Armament changes included the incorporation of the 5" gun, centerline arrangement of both guns and torpedo tubes, multi-speed and range torpedoes, and anti-aircraft guns. Habitability and protection included spray shields for guns and torpedo tube crews, wind protection for the bridge watchstanders and enclosing the bridge itself, as well as stateroom additions for the flotilla commander and his staff. The use of a kite balloon was to provide over-the-horizon visibility of the enemy during smoke generating operations.

The destroyers found a new mission prior to WW II, that of providing an anti-aircraft screen for aircraft carriers, so that the aircraft carrier did not have to fire its own guns in self-defense and inhibit flight operations.

The Navy never seemed to fully grasp the concept of the destroyer leader and more often used the larger destroyer as just that, a larger and roomier destroyer with a large complement of weapons onboard, instead of using the larger destroyer as a flagship from which to lead other destroyers. The Board failed to properly emphasize the potential capabilities of the fish hydrophone and ASDIC (or SONAR) throughout most of the 1920s and RADAR in the late 1930s.

Total displacement provided a unique insight into Interwar destroyer development. Displacement gradually increased in US and foreign destroyers from 1000-ton flush-deckers of WW I to the greater than 2000-ton Fletcher-class of WW II, effectively doubling in size.
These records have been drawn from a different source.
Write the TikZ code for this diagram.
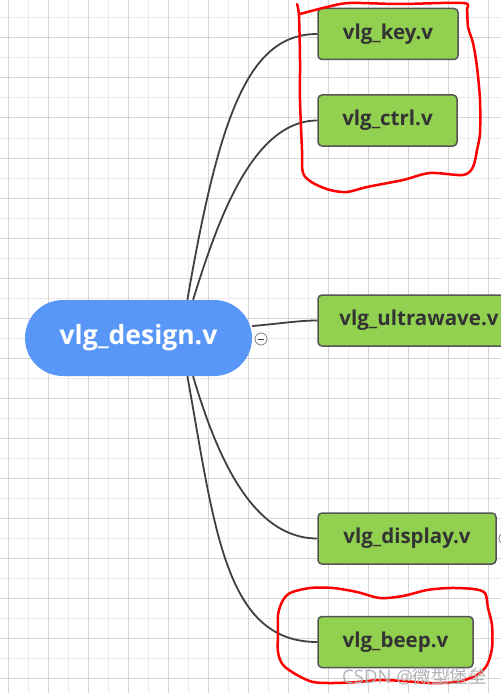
\documentclass[tikz,border=0pt]{standalone}
\usepackage{fontspec}
\setmainfont{Open Sans}
\newfontfamily\cjk{Noto Sans CJK SC}
\definecolor{mapblue}{RGB}{88,151,247}
\definecolor{mapgreen}{RGB}{146,208,80}
\definecolor{mapedge}{RGB}{85,85,85}
\definecolor{maptext}{RGB}{51,51,51}
\definecolor{mapline}{RGB}{64,64,64}
\definecolor{gridhi}{RGB}{214,214,214}
\definecolor{gridlo}{RGB}{234,234,234}
\tikzset{
  raiz/.style={fill=mapblue, text=white, font=\bfseries\fontsize{26.5bp}{30bp}\selectfont,
    rounded corners=38bp, minimum width=227bp, minimum height=76bp, inner sep=0pt},
  hoja/.style={fill=mapgreen, draw=mapedge, line width=1.5bp, text=maptext,
    font=\bfseries\fontsize{20.5bp}{24bp}\selectfont, rounded corners=4bp,
    minimum height=51bp, inner sep=0pt},
  rama/.style={draw=mapline, line width=1.8bp},
  marca/.style={draw=red, line width=2.5bp, line join=round, line cap=round},
  plegar/.style={circle, draw=gray, fill=white, minimum size=12bp, inner sep=0pt, line width=0.8bp}
}
\begin{document}
\begin{tikzpicture}[x=1bp, y=-1bp]
        \useasboundingbox (0,0) rectangle (501,693);
        \clip (0,0) rectangle (501,693);
        % Cuadricula de fondo
        \fill[white] (0,0) rectangle (501,693);
        \foreach \gx in {28,68,...,468} \draw[gridlo, line width=1bp] (\gx,0) -- (\gx,693);
        \foreach \gy in {18,58,...,658} \draw[gridlo, line width=1bp] (0,\gy) -- (501,\gy);
        \foreach \gx in {8,48,...,488} \draw[gridhi, line width=1bp] (\gx,0) -- (\gx,693);
        \foreach \gy in {38,78,...,678} \draw[gridhi, line width=1bp] (0,\gy) -- (501,\gy);
        % Nodo central
        \node[raiz] (design) at (138.5,338) {vlg\_design.v};
        % Modulos
        \node[hoja, minimum width=140bp] (key) at (388,34) {vlg\_key.v};
        \node[hoja, minimum width=139bp] (ctrl) at (387.5,120.5) {vlg\_ctrl.v};
        \node[hoja, minimum width=202bp] (ultra) at (419,320.5) {vlg\_ultrawave.v};
        \node[hoja, minimum width=178bp] (display) at (407,538.5) {vlg\_display.v};
        \node[hoja, minimum width=155bp] (beep) at (395.5,642) {vlg\_beep.v};
        % Ramas
        \draw[rama] (design.38) .. controls (220,110) and (250,34) .. (key.west);
        \draw[rama] (design.35) .. controls (215,230) and (250,120.5) .. (ctrl.west);
        \draw[rama] (design.6) .. controls (285,323) and (300,320.5) .. (ultra.west);
        \draw[rama] (design.-35) .. controls (215,450) and (250,538.5) .. (display.west);
        \draw[rama] (design.-38) .. controls (215,530) and (225,642) .. (beep.west);
        % Botones de plegado
        \node[plegar] (plegU) at (261,339) {};
        \draw[mapline, line width=0.9bp] ([xshift=3bp]plegU.west) -- ([xshift=-3bp]plegU.east);
        \node[plegar] (plegD) at (505,538.5) {};
        % Marcas a mano
        \draw[marca] plot[smooth, tension=0.5] coordinates {(297,4) (299,16) (300,60) (300,100)
          (302,150) (303,173) (313,183) (330,190) (347,192) (367,187) (403,180) (430,173)
          (463,175) (473,167) (477,150) (480,133) (480,100) (477,67) (473,43) (468,27)
          (467,10) (463,3) (400,4) (350,3) (327,7) (300,14)};
        \draw[marca] plot[smooth cycle, tension=0.5] coordinates {(290,593) (310,588) (333,588)
          (357,592) (380,598) (403,596) (427,590) (450,588) (473,589) (485,593) (488,608)
          (492,625) (492,648) (487,665) (477,675) (457,682) (430,683) (403,681) (380,680)
          (357,682) (333,683) (313,682) (297,675) (283,665) (278,652) (278,632) (278,615)
          (282,602)};
        % Marca de agua
        \node[text=gray!60, font=\fontsize{18.5bp}{20bp}\selectfont, anchor=base west, inner sep=0pt]
          (firma) at (342,683) {CSDN @{\cjk 微型堡垒}};
\end{tikzpicture}
\end{document}
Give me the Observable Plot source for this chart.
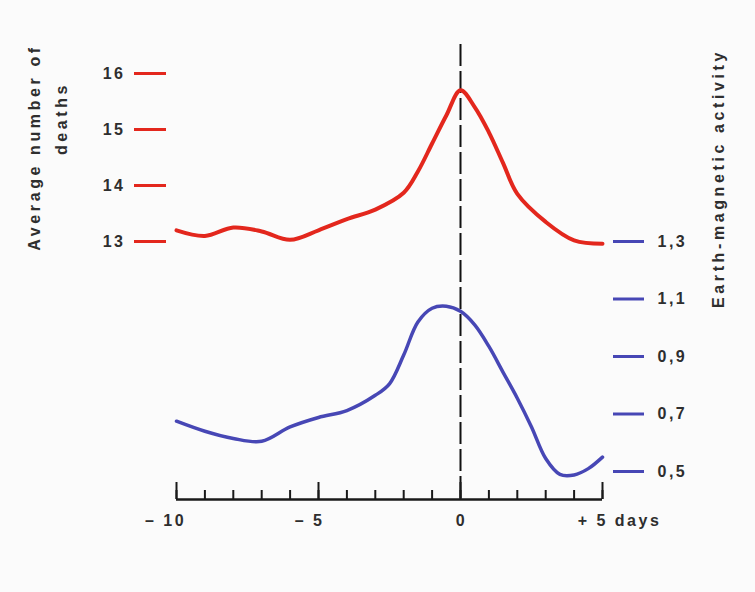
<!DOCTYPE html>
<html><head><meta charset="utf-8">
<script src="https://cdn.jsdelivr.net/npm/d3@7"></script>
<script src="https://cdn.jsdelivr.net/npm/@observablehq/plot@0.6"></script>
<style>
html,body{margin:0;padding:0;background:#fbfbfb;}
#chart svg{display:block;}
</style></head><body><div id="chart"></div>
<script>
// ---- data ----
const deathDays = [-10,-9,-8,-7,-6,-5,-4,-3,-2,-1.5,-1,-0.5,0,0.5,1,1.5,2,3,4,5];
const deaths    = [13.20,13.10,13.25,13.18,13.03,13.20,13.40,13.57,13.87,14.25,14.75,15.25,15.70,15.40,14.95,14.40,13.85,13.35,13.02,12.96];
const magDays   = [-10,-9,-8,-7,-6,-5,-4,-3,-2.5,-2,-1.5,-1,-0.5,0,0.5,1,1.5,2,2.5,3,3.5,4,4.5,5];
const magnetic  = [0.675,0.640,0.615,0.605,0.655,0.688,0.712,0.765,0.805,0.905,1.020,1.068,1.075,1.057,1.010,0.935,0.845,0.755,0.655,0.545,0.490,0.488,0.510,0.550];
const deathTicks = [13,14,15,16];
const magTicks = [0.5,0.7,0.9,1.1,1.3];
const magTickLabels = ["0,5","0,7","0,9","1,1","1,3"];
const dayTicks = d3.range(-10, 6);
const dayMajor = [-10,-5,0,5];
const dayLabels = ["\u2013 10","\u2013 5","0","+ 5 days"];
const leftTitle = ["Average number of","deaths"];
const rightTitle = "Earth-magnetic activity";

// ---- layout ----
const W = 755, H = 592, mt = 44, mb = 93, ml = 176, mr = 153;
const frameH = H - mt - mb;
const pxPerUnit = 56, y13px = 241;
const yTop = 13 + (y13px - mt) / pxPerUnit;
const yBot = 13 - (H - mb - y13px) / pxPerUnit;
const magScale = 57.5 / pxPerUnit / 0.2;           // right axis: 0.2 per ~57.5px
const toY = m => 13 + (m - 1.3) * magScale;

const red = "#e3271d", blue = "#4747b5", ink = "#2e2e2e";
const FS = 16;

const redData = deathDays.map((d, i) => ({day: d, v: deaths[i]}));
const blueData = magDays.map((d, i) => ({day: d, v: toY(magnetic[i])}));
const magY = magTicks.map(toY);
const magLabelByY = new Map(magY.map((y, i) => [y, magTickLabels[i]]));
const labelDx = [-11, -9, 1, 17];
const titleOpts = {text: d => d, rotate: -90, textAnchor: "middle", lineAnchor: "middle", fill: ink, fontSize: FS};

const plot = Plot.plot({
  width: W, height: H,
  marginTop: mt, marginBottom: mb, marginLeft: ml, marginRight: mr,
  x: {domain: [-10, 5], axis: null},
  y: {domain: [yBot, yTop], axis: null},
  style: {fontFamily: "'Liberation Sans', Arial, sans-serif", fontSize: FS + "px", fontWeight: "bold", letterSpacing: "2.5px", color: ink, background: "transparent"},
  marks: [
    // dashed zero line
    Plot.ruleX([0], {stroke: "#111", strokeWidth: 2, strokeDasharray: "22,5"}),
    // x axis baseline and ticks
    Plot.ruleY([yBot], {stroke: "#1a1a1a", strokeWidth: 2.5}),
    Plot.ruleX(dayTicks, {stroke: "#1a1a1a", strokeWidth: 2, insetTop: frameH - 9}),
    Plot.ruleX(dayMajor, {stroke: "#1a1a1a", strokeWidth: 2, insetTop: frameH - 17}),
    ...dayMajor.map((v, i) => Plot.text([dayLabels[i]], {x: () => v, text: d => d, frameAnchor: "bottom", textAnchor: "middle", lineAnchor: "middle", dy: 21, dx: labelDx[i], fill: ink, fontSize: FS})),
    // curves
    Plot.line(redData, {x: "day", y: "v", stroke: red, strokeWidth: 4, curve: "catmull-rom"}),
    Plot.line(blueData, {x: "day", y: "v", stroke: blue, strokeWidth: 3.5, curve: "catmull-rom"}),
    // left (deaths) axis
    Plot.axisY(deathTicks, {anchor: "left", label: null, tickSize: 32, dx: -10, tickPadding: 9, stroke: red, strokeWidth: 3, fill: ink, fontSize: FS, tickFormat: d => String(d)}),
    // right (magnetic) axis
    Plot.axisY(magY, {anchor: "right", label: null, tickSize: 31, dx: 10, tickPadding: 14, stroke: blue, strokeWidth: 3, fill: ink, fontSize: FS, tickFormat: d => magLabelByY.get(d)}),
    // axis titles
    Plot.text([leftTitle[0]], {...titleOpts, frameAnchor: "top-left", dx: 34 - ml, dy: 147 - mt}),
    Plot.text([leftTitle[1]], {...titleOpts, frameAnchor: "top-left", dx: 61 - ml, dy: 118 - mt}),
    Plot.text([rightTitle], {...titleOpts, frameAnchor: "top-right", dx: 718 - (W - mr), dy: 178 - mt})
  ]
});
const titleTexts = [...leftTitle, rightTitle];
d3.select(plot).selectAll("text")
  .filter(function() { return titleTexts.includes(this.textContent); })
  .style("letter-spacing", "3.6px");
document.getElementById("chart").appendChild(plot);
</script>
</body></html>
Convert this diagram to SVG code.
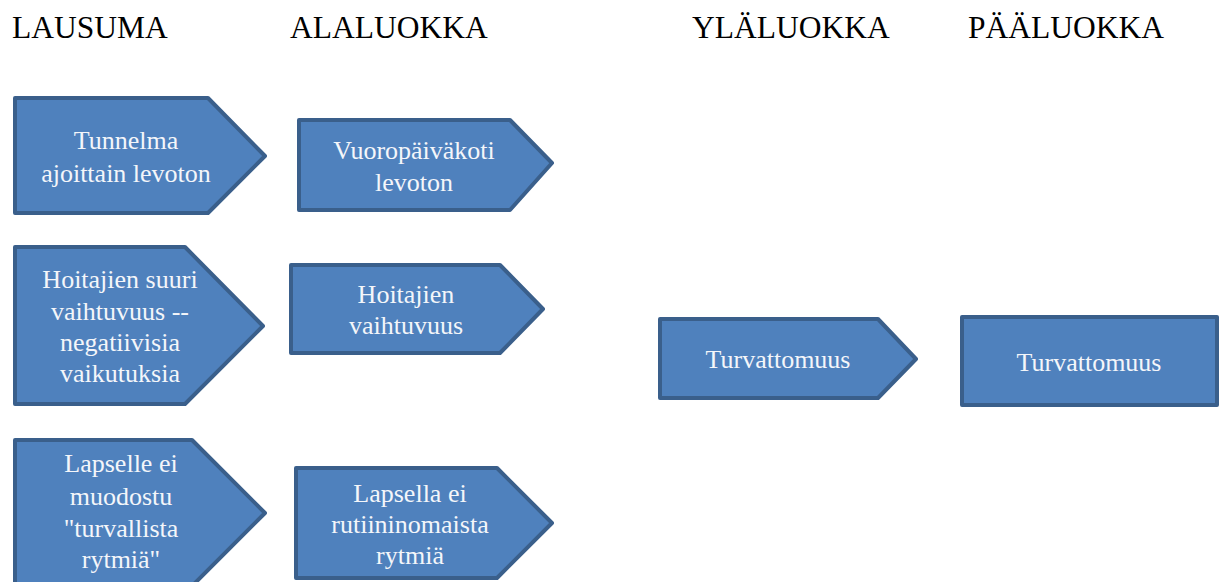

Some warned about making the destroyers too large, leaving the Navy with a hybrid ship that was not quite a destroyer and not quite a cruiser.

The destroyer performed admirably in WWII in convoy duty in the Atlantic, similar to its actions in WW I, and performed a variety of new missions in the Pacific against the Japanese, including anti-air (radar picket ship) and anti-submarine screen for the battle line, early warning to the Fleet, picked up downed aviators, gunfire support vessels for amphibious landings, and fighter direction.